Objective - What is the number of lines in these entries that include "matplotlib"? Write that number and no other text.

Recorded data -

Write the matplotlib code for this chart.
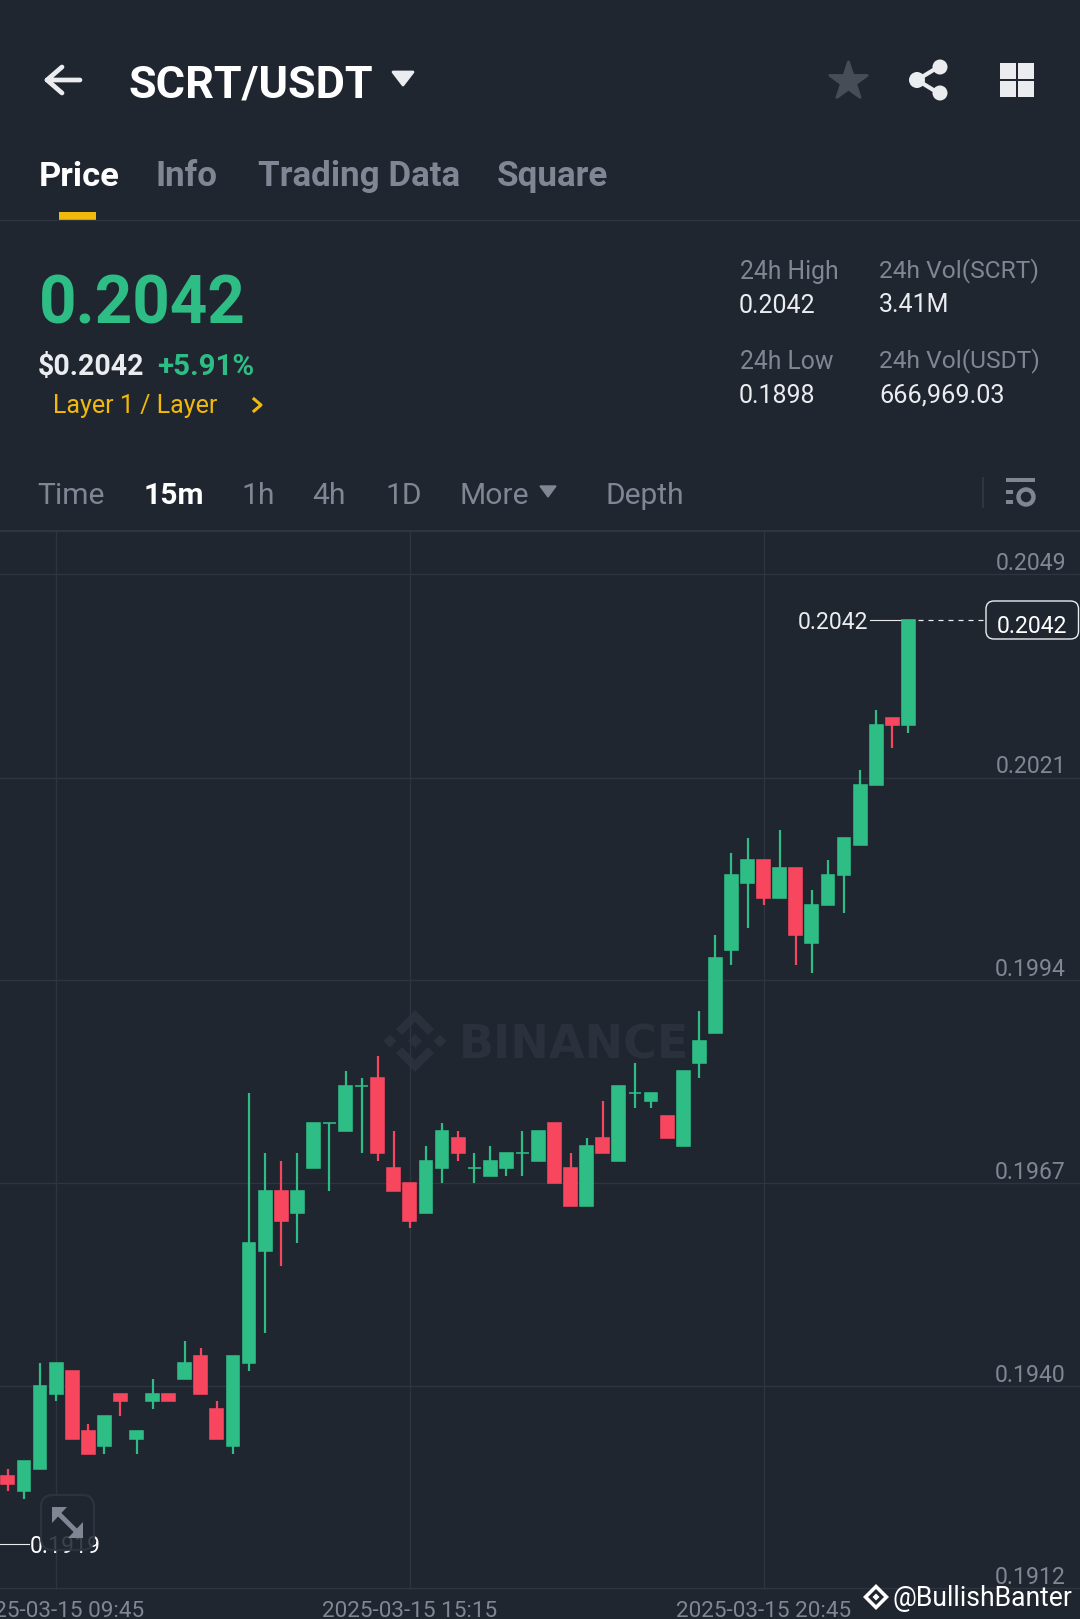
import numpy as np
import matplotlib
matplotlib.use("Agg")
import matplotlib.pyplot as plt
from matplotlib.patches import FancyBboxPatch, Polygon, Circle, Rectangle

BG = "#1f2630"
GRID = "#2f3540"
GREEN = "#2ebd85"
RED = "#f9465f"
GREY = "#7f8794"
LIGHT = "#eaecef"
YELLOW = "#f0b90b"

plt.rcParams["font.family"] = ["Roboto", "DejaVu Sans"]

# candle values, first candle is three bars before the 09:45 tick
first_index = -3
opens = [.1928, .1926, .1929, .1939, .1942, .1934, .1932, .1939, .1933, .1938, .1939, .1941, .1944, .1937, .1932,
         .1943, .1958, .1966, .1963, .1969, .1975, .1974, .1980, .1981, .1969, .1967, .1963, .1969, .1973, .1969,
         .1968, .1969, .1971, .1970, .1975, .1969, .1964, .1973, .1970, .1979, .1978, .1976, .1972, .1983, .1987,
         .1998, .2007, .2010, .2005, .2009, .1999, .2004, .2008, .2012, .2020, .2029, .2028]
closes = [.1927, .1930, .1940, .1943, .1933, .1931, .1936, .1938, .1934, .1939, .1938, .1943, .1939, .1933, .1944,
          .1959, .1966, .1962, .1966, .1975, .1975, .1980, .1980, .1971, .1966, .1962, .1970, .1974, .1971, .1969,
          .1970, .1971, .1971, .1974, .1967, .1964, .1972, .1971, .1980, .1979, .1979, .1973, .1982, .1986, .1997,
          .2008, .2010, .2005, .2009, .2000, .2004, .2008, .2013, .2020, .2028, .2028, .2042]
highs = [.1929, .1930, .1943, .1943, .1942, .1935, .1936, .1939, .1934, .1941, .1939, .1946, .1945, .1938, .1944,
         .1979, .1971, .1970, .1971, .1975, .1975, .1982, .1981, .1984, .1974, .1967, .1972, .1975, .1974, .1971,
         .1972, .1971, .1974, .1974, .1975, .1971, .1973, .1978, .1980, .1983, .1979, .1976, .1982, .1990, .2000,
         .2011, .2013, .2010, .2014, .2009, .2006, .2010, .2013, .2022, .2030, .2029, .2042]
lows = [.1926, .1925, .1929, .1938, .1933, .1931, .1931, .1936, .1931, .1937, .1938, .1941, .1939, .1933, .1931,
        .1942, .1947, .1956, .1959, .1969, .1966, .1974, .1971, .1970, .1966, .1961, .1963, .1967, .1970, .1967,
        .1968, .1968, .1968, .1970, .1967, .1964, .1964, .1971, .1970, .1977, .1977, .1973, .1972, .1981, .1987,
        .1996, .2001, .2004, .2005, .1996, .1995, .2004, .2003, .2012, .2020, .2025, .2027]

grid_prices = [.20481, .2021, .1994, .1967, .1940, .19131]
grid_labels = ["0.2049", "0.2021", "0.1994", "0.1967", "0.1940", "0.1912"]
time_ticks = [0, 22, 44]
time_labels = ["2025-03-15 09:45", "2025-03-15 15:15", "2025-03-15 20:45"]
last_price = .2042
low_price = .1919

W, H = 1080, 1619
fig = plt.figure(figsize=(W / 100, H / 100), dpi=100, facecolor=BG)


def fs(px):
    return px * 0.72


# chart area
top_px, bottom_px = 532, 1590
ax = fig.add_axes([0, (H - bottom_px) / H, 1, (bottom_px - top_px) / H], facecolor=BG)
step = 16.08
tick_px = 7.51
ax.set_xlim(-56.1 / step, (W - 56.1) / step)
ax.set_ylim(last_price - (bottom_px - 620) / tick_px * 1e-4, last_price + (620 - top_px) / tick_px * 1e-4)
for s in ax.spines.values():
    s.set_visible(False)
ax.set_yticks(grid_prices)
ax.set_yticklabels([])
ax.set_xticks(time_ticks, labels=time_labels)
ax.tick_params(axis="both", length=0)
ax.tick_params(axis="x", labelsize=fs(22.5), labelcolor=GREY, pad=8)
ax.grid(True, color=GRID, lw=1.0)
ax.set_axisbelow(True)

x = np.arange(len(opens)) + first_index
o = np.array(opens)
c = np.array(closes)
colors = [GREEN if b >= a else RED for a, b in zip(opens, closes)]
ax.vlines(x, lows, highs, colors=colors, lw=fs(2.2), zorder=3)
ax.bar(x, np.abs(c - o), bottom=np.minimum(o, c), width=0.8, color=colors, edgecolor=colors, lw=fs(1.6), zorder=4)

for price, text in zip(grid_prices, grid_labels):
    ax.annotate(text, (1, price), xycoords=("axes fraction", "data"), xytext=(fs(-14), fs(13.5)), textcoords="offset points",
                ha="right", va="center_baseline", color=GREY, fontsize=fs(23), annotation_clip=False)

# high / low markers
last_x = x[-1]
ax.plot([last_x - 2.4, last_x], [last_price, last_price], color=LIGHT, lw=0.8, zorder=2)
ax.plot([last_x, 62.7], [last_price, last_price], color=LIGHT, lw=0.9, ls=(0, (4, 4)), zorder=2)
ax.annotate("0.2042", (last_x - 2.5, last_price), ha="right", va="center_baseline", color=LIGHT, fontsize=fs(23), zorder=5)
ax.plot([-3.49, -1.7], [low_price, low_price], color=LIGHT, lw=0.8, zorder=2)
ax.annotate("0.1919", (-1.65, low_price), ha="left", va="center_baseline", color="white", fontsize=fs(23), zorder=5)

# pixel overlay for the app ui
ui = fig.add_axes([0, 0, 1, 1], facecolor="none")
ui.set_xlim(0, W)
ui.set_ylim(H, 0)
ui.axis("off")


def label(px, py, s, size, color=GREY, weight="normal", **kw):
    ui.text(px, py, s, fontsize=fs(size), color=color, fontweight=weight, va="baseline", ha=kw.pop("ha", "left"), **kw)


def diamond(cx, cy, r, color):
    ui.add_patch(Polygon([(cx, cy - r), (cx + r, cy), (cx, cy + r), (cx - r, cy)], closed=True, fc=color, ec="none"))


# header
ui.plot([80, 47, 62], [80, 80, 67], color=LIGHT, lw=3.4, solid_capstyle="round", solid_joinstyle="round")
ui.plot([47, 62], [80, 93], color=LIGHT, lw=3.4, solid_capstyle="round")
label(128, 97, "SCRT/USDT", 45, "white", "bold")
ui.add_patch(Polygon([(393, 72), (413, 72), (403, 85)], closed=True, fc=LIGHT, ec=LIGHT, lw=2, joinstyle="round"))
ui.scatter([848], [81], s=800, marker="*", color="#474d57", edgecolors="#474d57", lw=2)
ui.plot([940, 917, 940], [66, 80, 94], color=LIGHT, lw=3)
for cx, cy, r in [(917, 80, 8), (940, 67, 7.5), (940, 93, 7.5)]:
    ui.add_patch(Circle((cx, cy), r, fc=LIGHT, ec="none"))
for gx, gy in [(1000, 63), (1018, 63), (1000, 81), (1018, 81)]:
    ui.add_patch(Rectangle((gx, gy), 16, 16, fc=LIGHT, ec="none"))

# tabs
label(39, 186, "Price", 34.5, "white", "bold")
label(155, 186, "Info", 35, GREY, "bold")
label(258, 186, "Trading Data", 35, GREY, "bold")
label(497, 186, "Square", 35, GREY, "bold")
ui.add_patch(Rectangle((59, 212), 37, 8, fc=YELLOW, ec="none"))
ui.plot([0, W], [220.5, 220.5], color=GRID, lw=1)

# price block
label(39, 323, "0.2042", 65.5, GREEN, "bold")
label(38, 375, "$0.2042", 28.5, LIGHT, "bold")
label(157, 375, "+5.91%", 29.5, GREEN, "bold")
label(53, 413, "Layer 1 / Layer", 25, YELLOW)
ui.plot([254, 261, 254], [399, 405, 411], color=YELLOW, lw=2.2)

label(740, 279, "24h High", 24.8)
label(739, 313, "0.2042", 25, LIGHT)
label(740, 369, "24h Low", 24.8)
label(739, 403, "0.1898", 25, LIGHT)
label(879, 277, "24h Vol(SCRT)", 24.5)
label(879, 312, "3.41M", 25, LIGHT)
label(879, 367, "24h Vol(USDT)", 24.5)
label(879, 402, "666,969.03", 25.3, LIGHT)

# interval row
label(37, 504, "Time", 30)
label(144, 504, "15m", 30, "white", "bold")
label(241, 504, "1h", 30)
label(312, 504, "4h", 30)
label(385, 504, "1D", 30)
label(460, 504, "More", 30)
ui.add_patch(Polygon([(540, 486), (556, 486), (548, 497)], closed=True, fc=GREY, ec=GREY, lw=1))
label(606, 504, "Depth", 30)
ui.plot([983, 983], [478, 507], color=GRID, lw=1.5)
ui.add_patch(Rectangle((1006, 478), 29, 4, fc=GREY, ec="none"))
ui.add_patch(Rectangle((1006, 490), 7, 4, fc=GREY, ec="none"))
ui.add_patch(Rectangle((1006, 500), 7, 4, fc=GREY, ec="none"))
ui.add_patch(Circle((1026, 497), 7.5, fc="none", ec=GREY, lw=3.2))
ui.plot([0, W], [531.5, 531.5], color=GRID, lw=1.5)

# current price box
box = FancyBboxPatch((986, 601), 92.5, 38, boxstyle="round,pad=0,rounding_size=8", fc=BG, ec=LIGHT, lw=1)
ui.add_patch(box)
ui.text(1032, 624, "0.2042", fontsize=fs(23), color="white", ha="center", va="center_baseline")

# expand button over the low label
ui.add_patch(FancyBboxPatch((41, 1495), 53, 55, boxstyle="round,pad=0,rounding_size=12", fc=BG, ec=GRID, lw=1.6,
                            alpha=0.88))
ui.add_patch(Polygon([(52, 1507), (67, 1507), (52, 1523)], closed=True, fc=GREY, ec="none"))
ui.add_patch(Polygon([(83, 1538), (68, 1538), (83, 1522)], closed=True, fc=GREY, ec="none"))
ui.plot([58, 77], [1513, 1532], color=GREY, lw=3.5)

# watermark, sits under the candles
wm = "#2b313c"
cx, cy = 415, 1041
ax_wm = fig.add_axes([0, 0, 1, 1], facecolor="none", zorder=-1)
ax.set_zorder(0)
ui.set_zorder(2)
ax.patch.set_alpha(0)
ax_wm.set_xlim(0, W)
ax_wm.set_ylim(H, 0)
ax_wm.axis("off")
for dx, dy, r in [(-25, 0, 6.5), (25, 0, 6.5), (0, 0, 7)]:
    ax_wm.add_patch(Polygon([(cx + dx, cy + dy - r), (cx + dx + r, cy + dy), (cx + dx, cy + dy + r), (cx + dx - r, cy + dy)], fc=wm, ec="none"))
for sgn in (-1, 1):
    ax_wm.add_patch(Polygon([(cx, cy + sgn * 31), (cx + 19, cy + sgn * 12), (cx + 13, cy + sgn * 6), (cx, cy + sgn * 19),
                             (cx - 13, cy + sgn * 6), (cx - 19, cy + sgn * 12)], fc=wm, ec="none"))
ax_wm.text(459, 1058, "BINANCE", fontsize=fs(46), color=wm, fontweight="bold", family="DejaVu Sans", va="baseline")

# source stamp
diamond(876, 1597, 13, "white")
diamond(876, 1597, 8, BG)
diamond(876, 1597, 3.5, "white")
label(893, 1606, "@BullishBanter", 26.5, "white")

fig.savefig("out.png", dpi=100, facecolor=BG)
...
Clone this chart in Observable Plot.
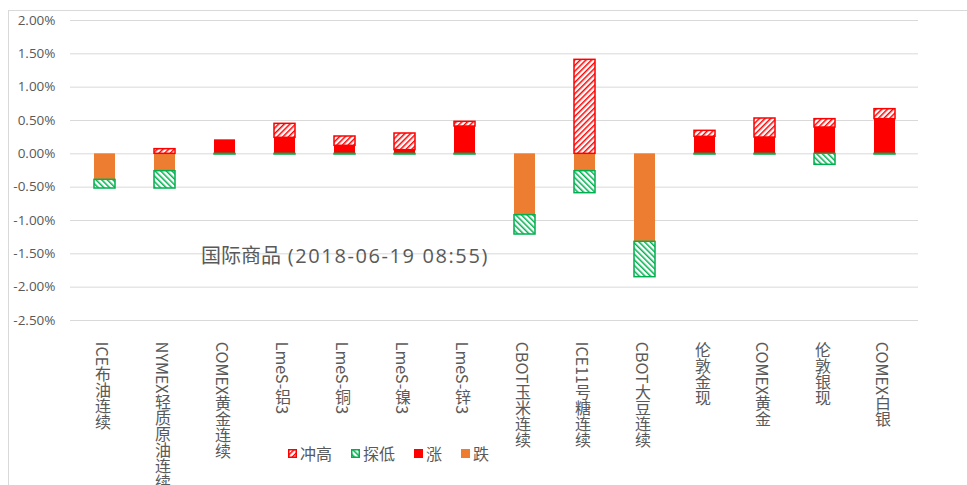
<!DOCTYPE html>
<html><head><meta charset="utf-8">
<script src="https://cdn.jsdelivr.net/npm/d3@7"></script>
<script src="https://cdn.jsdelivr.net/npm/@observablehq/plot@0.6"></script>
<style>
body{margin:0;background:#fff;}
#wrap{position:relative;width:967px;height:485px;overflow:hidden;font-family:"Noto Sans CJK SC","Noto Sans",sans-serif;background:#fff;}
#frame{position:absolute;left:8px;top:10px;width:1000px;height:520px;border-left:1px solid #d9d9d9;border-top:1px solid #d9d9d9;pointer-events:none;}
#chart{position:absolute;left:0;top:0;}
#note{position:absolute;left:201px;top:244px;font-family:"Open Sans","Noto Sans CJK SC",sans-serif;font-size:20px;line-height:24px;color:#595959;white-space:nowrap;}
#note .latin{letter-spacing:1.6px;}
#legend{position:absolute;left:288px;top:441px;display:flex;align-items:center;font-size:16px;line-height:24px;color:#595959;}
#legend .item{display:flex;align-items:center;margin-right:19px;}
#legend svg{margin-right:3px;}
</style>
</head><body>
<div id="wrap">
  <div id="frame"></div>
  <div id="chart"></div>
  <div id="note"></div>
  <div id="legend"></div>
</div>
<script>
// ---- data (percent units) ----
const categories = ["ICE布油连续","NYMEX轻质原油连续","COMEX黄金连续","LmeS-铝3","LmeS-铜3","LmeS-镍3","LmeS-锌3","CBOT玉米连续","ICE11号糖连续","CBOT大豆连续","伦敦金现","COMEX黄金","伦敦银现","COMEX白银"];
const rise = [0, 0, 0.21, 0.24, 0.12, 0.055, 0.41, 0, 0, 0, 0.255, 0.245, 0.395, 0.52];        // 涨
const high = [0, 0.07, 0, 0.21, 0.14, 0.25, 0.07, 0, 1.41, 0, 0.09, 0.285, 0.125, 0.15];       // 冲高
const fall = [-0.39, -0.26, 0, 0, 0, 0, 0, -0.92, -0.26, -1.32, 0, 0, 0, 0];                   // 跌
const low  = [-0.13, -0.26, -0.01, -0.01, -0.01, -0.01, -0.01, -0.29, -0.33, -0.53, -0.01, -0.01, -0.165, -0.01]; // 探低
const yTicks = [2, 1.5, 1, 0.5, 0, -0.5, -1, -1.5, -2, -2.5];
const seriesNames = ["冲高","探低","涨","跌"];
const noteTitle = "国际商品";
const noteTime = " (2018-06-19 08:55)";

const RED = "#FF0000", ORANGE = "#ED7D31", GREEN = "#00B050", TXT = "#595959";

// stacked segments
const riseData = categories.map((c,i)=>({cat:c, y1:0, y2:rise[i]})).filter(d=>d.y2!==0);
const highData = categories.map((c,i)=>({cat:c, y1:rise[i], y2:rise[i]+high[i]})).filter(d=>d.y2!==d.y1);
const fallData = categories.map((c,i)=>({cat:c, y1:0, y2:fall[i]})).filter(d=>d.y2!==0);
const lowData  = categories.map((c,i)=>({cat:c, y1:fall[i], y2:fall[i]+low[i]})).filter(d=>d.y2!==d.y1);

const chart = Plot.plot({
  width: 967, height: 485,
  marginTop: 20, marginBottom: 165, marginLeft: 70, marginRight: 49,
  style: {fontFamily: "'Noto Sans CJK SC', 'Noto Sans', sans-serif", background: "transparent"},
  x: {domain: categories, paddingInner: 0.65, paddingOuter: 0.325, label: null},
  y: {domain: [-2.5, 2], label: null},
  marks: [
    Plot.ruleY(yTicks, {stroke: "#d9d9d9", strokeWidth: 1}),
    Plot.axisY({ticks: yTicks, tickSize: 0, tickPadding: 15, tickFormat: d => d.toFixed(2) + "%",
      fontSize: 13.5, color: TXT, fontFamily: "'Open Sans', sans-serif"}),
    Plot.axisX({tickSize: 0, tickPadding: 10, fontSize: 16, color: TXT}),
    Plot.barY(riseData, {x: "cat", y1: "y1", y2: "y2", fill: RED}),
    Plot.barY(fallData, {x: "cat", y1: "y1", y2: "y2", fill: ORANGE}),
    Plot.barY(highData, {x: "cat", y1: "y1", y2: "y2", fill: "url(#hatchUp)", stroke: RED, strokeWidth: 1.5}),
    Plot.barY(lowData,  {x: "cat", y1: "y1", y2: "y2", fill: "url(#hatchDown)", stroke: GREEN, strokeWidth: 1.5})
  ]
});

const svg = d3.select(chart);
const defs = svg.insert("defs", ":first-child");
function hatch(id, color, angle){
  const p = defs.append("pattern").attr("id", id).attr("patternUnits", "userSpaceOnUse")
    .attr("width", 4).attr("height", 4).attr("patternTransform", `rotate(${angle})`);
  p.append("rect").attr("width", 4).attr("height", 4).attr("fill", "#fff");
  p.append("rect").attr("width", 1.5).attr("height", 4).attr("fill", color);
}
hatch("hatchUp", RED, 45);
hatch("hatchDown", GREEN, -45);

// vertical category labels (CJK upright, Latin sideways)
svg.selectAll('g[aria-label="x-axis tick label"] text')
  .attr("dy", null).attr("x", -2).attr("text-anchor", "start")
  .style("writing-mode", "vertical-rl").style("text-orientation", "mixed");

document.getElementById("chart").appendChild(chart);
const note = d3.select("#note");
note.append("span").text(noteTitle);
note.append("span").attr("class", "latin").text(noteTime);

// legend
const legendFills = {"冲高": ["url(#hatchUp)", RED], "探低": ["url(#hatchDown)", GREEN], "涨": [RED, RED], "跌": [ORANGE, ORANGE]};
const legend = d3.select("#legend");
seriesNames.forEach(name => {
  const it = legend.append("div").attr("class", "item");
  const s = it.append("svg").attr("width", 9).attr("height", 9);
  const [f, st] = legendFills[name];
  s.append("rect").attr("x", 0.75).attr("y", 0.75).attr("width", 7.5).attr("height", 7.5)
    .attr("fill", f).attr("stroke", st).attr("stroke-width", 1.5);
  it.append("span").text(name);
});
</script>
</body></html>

Result for this exercise - 5